Figure scripts
--- START ---
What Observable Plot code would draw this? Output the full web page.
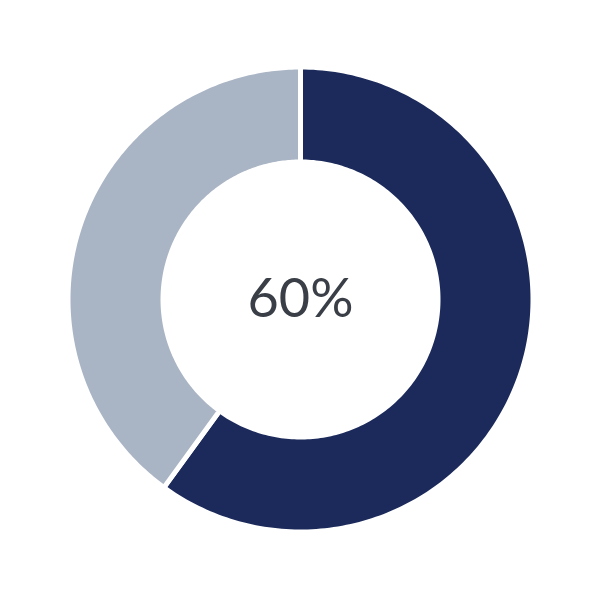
<!DOCTYPE html>
<html><head><meta charset="utf-8">
<script src="https://cdn.jsdelivr.net/npm/d3@7"></script>
<script src="https://cdn.jsdelivr.net/npm/@observablehq/plot@0.6"></script>
<style>body{margin:0;background:#fff;}</style>
</head><body><div id="chart"></div>
<script>
const categories = ["A", "B"];
const values = [60, 40];
const colors = ["#1b2a5b", "#a9b4c4"];
const centerLabel = "60%";

const outerR = 232.5, innerR = 137.5;
const pie = d3.pie().sort(null).value((d, i) => values[i])(categories);
const pts = [];
pie.forEach((s, i) => {
  const n = 200;
  const ring = [];
  for (let k = 0; k <= n; k++) {
    const a = s.startAngle + (s.endAngle - s.startAngle) * k / n;
    ring.push({a, r: outerR});
  }
  for (let k = n; k >= 0; k--) {
    const a = s.startAngle + (s.endAngle - s.startAngle) * k / n;
    ring.push({a, r: innerR});
  }
  ring.push(ring[0]);
  ring.forEach(p => pts.push({cat: categories[i], x: p.r * Math.sin(p.a), y: -p.r * Math.cos(p.a)}));
});

const chart = Plot.plot({
  width: 600, height: 599, margin: 0,
  x: {domain: [-300, 300], range: [0, 600], axis: null},
  y: {domain: [-299, 300], range: [0, 599], axis: null},
  color: {domain: categories, range: colors},
  marks: [
    Plot.line(pts, {x: "x", y: "y", z: "cat", fill: "cat", stroke: "white", strokeWidth: 5, curve: "linear"}),
    Plot.text([centerLabel], {x: () => 0, y: () => 0, text: d => d, fontSize: 54, fontFamily: "Lato", fill: "#3a3f47"})
  ]
});
document.getElementById("chart").append(chart);
</script>
</body></html>
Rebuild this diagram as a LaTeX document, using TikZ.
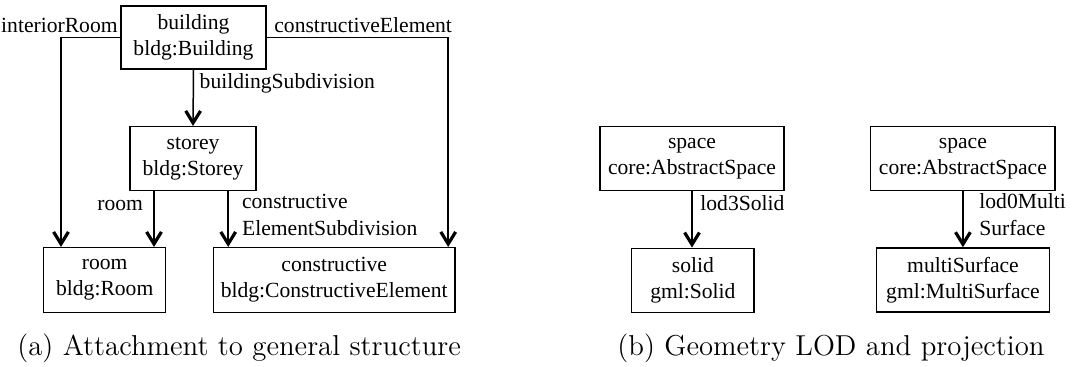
--- END ---
■ **SHORT TASK**
Quote all the records verbatim, dropping any pictures from your copy.

■ **RESULT**
What Observable Plot code would draw this? Output the full web page.
<!DOCTYPE html>
<html><head><meta charset="utf-8">
<script src="https://cdn.jsdelivr.net/npm/d3@7"></script>
<script src="https://cdn.jsdelivr.net/npm/@observablehq/plot@0.6"></script>
<style>body{margin:0;background:#fff;}</style>
</head><body><div id="chart"></div>
<script>
const categories = ["A", "B"];
const values = [60, 40];
const colors = ["#1b2a5b", "#a9b4c4"];
const centerLabel = "60%";

const outerR = 232.5, innerR = 137.5;
const pie = d3.pie().sort(null).value((d, i) => values[i])(categories);
const pts = [];
pie.forEach((s, i) => {
  const n = 200;
  const ring = [];
  for (let k = 0; k <= n; k++) {
    const a = s.startAngle + (s.endAngle - s.startAngle) * k / n;
    ring.push({a, r: outerR});
  }
  for (let k = n; k >= 0; k--) {
    const a = s.startAngle + (s.endAngle - s.startAngle) * k / n;
    ring.push({a, r: innerR});
  }
  ring.push(ring[0]);
  ring.forEach(p => pts.push({cat: categories[i], x: p.r * Math.sin(p.a), y: -p.r * Math.cos(p.a)}));
});

const chart = Plot.plot({
  width: 600, height: 599, margin: 0,
  x: {domain: [-300, 300], range: [0, 600], axis: null},
  y: {domain: [-299, 300], range: [0, 599], axis: null},
  color: {domain: categories, range: colors},
  marks: [
    Plot.line(pts, {x: "x", y: "y", z: "cat", fill: "cat", stroke: "white", strokeWidth: 5, curve: "linear"}),
    Plot.text([centerLabel], {x: () => 0, y: () => 0, text: d => d, fontSize: 54, fontFamily: "Lato", fill: "#3a3f47"})
  ]
});
document.getElementById("chart").append(chart);
</script>
</body></html>
Rebuild this diagram as a LaTeX document, using TikZ.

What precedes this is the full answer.